Data section:
— BEGIN —

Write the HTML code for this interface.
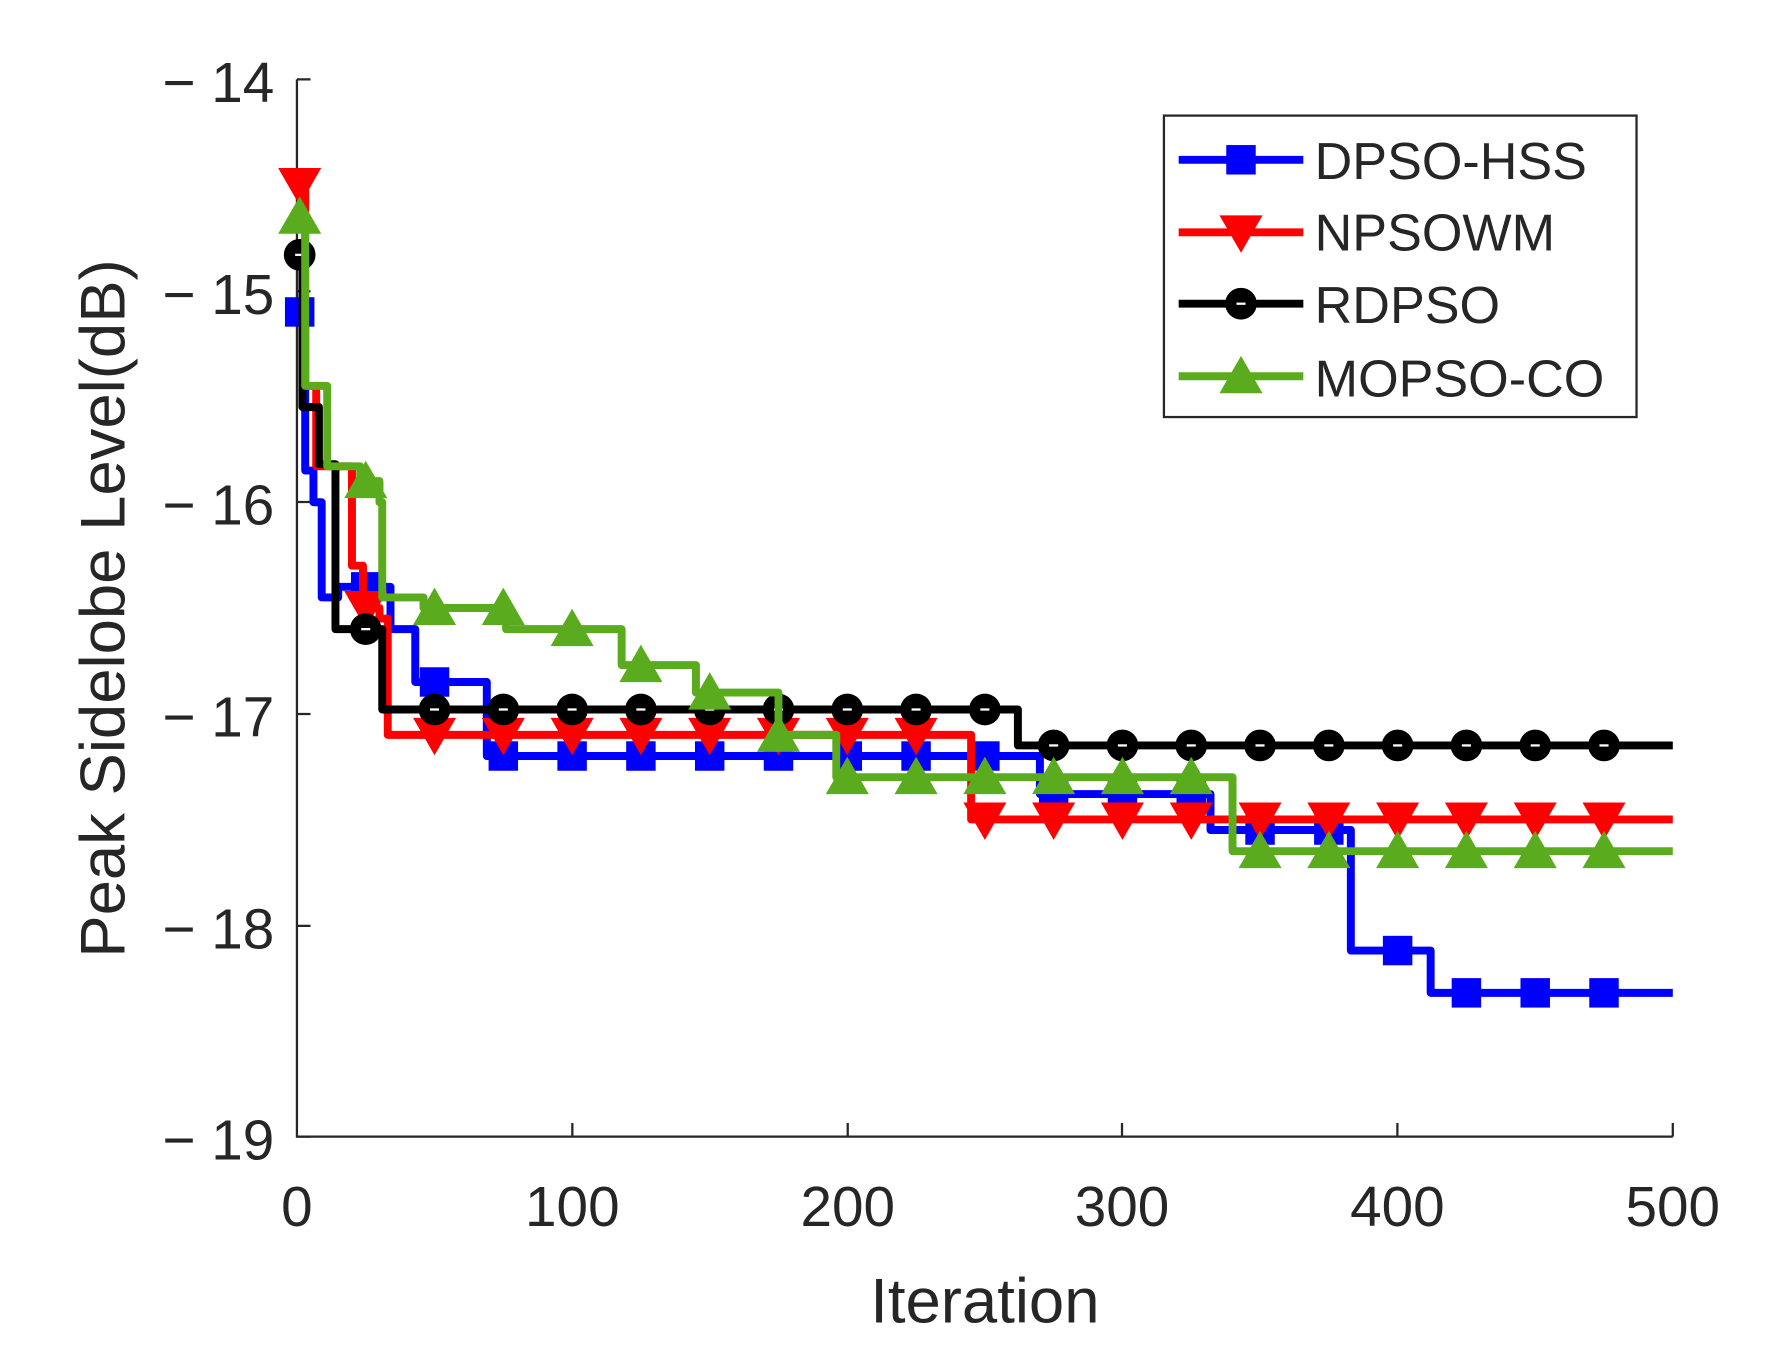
<!DOCTYPE html>
<html><head><meta charset="utf-8"><style>
html,body{margin:0;padding:0;background:#fff;}
svg{display:block;}
text{font-family:"Liberation Sans",sans-serif;fill:#262626;}
</style></head><body>
<svg id="s" width="1768" height="1348" viewBox="0 0 1560 1189.5" preserveAspectRatio="none" xmlns="http://www.w3.org/2000/svg">
<rect width="1560" height="1189.5" fill="#fff"/>
<g id="axes" stroke="#262626" stroke-width="2" fill="none">
<path d="M262,70 V1003 H1476"/>
<path d="M262,70 h12 M262,257 h12 M262,443 h12 M262,630 h12 M262,817 h12 M262,1003 h12"/>
<path d="M505,1003 v-12 M748,1003 v-12 M990,1003 v-12 M1233,1003 v-12 M1476,1003 v-12"/>
</g>
<g font-size="50" text-anchor="end">
<text x="242" y="90">− 14</text>
<text x="242" y="277">− 15</text>
<text x="242" y="463">− 16</text>
<text x="242" y="650">− 17</text>
<text x="242" y="837">− 18</text>
<text x="242" y="1023">− 19</text>
</g>
<g font-size="50" text-anchor="middle">
<text x="262" y="1082">0</text>
<text x="505" y="1082">100</text>
<text x="748" y="1082">200</text>
<text x="990" y="1082">300</text>
<text x="1233" y="1082">400</text>
<text x="1476" y="1082">500</text>
<text x="869" y="1167" font-size="56">Iteration</text>
<text transform="translate(110,537) rotate(-90)" font-size="56">Peak Sidelobe Level(dB)</text>
</g>
<g id="series"></g>
<g id="legend">
<rect x="1027" y="102" width="417" height="266" fill="#fff" stroke="#262626" stroke-width="2"/>
<g font-size="46" text-anchor="start">
<text x="1160" y="158">DPSO-HSS</text>
<text x="1160" y="221">NPSOWM</text>
<text x="1160" y="285">RDPSO</text>
<text x="1160" y="350">MOPSO-CO</text>
</g>
</g>
</svg>
<script>
var X=function(i){return 262+i*2.428;},Y=function(v){return 70+(-14-v)*186.6;};
var S=[
 {c:'#0000ff',m:'sq',d:[[0,-15.1],[3,-15.85],[6,-16.0],[9,-16.45],[15,-16.4],[34,-16.6],[43,-16.85],[69,-17.2],[270,-17.38],[332,-17.55],[383,-18.12],[412,-18.32]]},
 {c:'#ff0000',m:'dn',d:[[0,-14.5],[3,-15.45],[7,-15.83],[20,-16.3],[24,-16.5],[30,-16.55],[33,-17.1],[245,-17.5]]},
 {c:'#000000',m:'ci',d:[[0,-14.83],[2,-15.55],[8,-15.82],[14,-16.6],[31,-16.98],[262,-17.15]]},
 {c:'#5aab1e',m:'up',d:[[0,-14.65],[3,-15.45],[11,-15.83],[23,-15.9],[30,-16.0],[31,-16.45],[46,-16.5],[76,-16.6],[118,-16.77],[145,-16.9],[175,-17.1],[196,-17.3],[340,-17.65]]}
];
var ns='http://www.w3.org/2000/svg',G=document.getElementById('series'),L=document.getElementById('legend');
function el(t,a,p){var e=document.createElementNS(ns,t);for(var k in a)e.setAttribute(k,a[k]);(p||G).appendChild(e);return e;}
function mk(type,x,y,c,p){
 if(type=='sq')el('rect',{x:x-13,y:y-13,width:26,height:26,fill:c},p);
 else if(type=='dn')el('polygon',{points:(x-19)+','+(y-15)+' '+(x+19)+','+(y-15)+' '+x+','+(y+18),fill:c},p);
 else if(type=='up')el('polygon',{points:(x-19)+','+(y+15)+' '+(x+19)+','+(y+15)+' '+x+','+(y-18),fill:c},p);
 else {el('circle',{cx:x,cy:y,r:14,fill:c},p);el('line',{x1:x-4,y1:y,x2:x+4,y2:y,stroke:'#fff','stroke-width':2},p);}
}
function val(d,i){var v=d[0][1];for(var k=0;k<d.length;k++)if(d[k][0]<=i)v=d[k][1];return v;}
S.forEach(function(s,idx){
 var d=s.d,p='M'+X(1)+','+Y(d[0][1]);
 for(var k=1;k<d.length;k++){p+=' H'+X(d[k][0])+' V'+Y(d[k][1]);}
 p+=' H'+X(500);
 el('path',{d:p,fill:'none',stroke:s.c,'stroke-width':7,'stroke-linejoin':'round'});
 for(var i=0;i<500;i+=25){var ii=i==0?1:i;mk(s.m,X(ii),Y(val(d,i)),s.c);}
 var ly=[141,205,268,332][idx];
 el('line',{x1:1040,y1:ly,x2:1150,y2:ly,stroke:s.c,'stroke-width':7},L);
 mk(s.m,1095,ly,s.c,L);
});
</script>
</body></html>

— END —

Every line is to be duplicated exactly, though pictures stay out.

Write the HTML code for this interface.
<!DOCTYPE html>
<html><head><meta charset="utf-8"><style>
html,body{margin:0;padding:0;background:#fff;}
svg{display:block;}
text{font-family:"Liberation Sans",sans-serif;fill:#262626;}
</style></head><body>
<svg id="s" width="1768" height="1348" viewBox="0 0 1560 1189.5" preserveAspectRatio="none" xmlns="http://www.w3.org/2000/svg">
<rect width="1560" height="1189.5" fill="#fff"/>
<g id="axes" stroke="#262626" stroke-width="2" fill="none">
<path d="M262,70 V1003 H1476"/>
<path d="M262,70 h12 M262,257 h12 M262,443 h12 M262,630 h12 M262,817 h12 M262,1003 h12"/>
<path d="M505,1003 v-12 M748,1003 v-12 M990,1003 v-12 M1233,1003 v-12 M1476,1003 v-12"/>
</g>
<g font-size="50" text-anchor="end">
<text x="242" y="90">− 14</text>
<text x="242" y="277">− 15</text>
<text x="242" y="463">− 16</text>
<text x="242" y="650">− 17</text>
<text x="242" y="837">− 18</text>
<text x="242" y="1023">− 19</text>
</g>
<g font-size="50" text-anchor="middle">
<text x="262" y="1082">0</text>
<text x="505" y="1082">100</text>
<text x="748" y="1082">200</text>
<text x="990" y="1082">300</text>
<text x="1233" y="1082">400</text>
<text x="1476" y="1082">500</text>
<text x="869" y="1167" font-size="56">Iteration</text>
<text transform="translate(110,537) rotate(-90)" font-size="56">Peak Sidelobe Level(dB)</text>
</g>
<g id="series"></g>
<g id="legend">
<rect x="1027" y="102" width="417" height="266" fill="#fff" stroke="#262626" stroke-width="2"/>
<g font-size="46" text-anchor="start">
<text x="1160" y="158">DPSO-HSS</text>
<text x="1160" y="221">NPSOWM</text>
<text x="1160" y="285">RDPSO</text>
<text x="1160" y="350">MOPSO-CO</text>
</g>
</g>
</svg>
<script>
var X=function(i){return 262+i*2.428;},Y=function(v){return 70+(-14-v)*186.6;};
var S=[
 {c:'#0000ff',m:'sq',d:[[0,-15.1],[3,-15.85],[6,-16.0],[9,-16.45],[15,-16.4],[34,-16.6],[43,-16.85],[69,-17.2],[270,-17.38],[332,-17.55],[383,-18.12],[412,-18.32]]},
 {c:'#ff0000',m:'dn',d:[[0,-14.5],[3,-15.45],[7,-15.83],[20,-16.3],[24,-16.5],[30,-16.55],[33,-17.1],[245,-17.5]]},
 {c:'#000000',m:'ci',d:[[0,-14.83],[2,-15.55],[8,-15.82],[14,-16.6],[31,-16.98],[262,-17.15]]},
 {c:'#5aab1e',m:'up',d:[[0,-14.65],[3,-15.45],[11,-15.83],[23,-15.9],[30,-16.0],[31,-16.45],[46,-16.5],[76,-16.6],[118,-16.77],[145,-16.9],[175,-17.1],[196,-17.3],[340,-17.65]]}
];
var ns='http://www.w3.org/2000/svg',G=document.getElementById('series'),L=document.getElementById('legend');
function el(t,a,p){var e=document.createElementNS(ns,t);for(var k in a)e.setAttribute(k,a[k]);(p||G).appendChild(e);return e;}
function mk(type,x,y,c,p){
 if(type=='sq')el('rect',{x:x-13,y:y-13,width:26,height:26,fill:c},p);
 else if(type=='dn')el('polygon',{points:(x-19)+','+(y-15)+' '+(x+19)+','+(y-15)+' '+x+','+(y+18),fill:c},p);
 else if(type=='up')el('polygon',{points:(x-19)+','+(y+15)+' '+(x+19)+','+(y+15)+' '+x+','+(y-18),fill:c},p);
 else {el('circle',{cx:x,cy:y,r:14,fill:c},p);el('line',{x1:x-4,y1:y,x2:x+4,y2:y,stroke:'#fff','stroke-width':2},p);}
}
function val(d,i){var v=d[0][1];for(var k=0;k<d.length;k++)if(d[k][0]<=i)v=d[k][1];return v;}
S.forEach(function(s,idx){
 var d=s.d,p='M'+X(1)+','+Y(d[0][1]);
 for(var k=1;k<d.length;k++){p+=' H'+X(d[k][0])+' V'+Y(d[k][1]);}
 p+=' H'+X(500);
 el('path',{d:p,fill:'none',stroke:s.c,'stroke-width':7,'stroke-linejoin':'round'});
 for(var i=0;i<500;i+=25){var ii=i==0?1:i;mk(s.m,X(ii),Y(val(d,i)),s.c);}
 var ly=[141,205,268,332][idx];
 el('line',{x1:1040,y1:ly,x2:1150,y2:ly,stroke:s.c,'stroke-width':7},L);
 mk(s.m,1095,ly,s.c,L);
});
</script>
</body></html>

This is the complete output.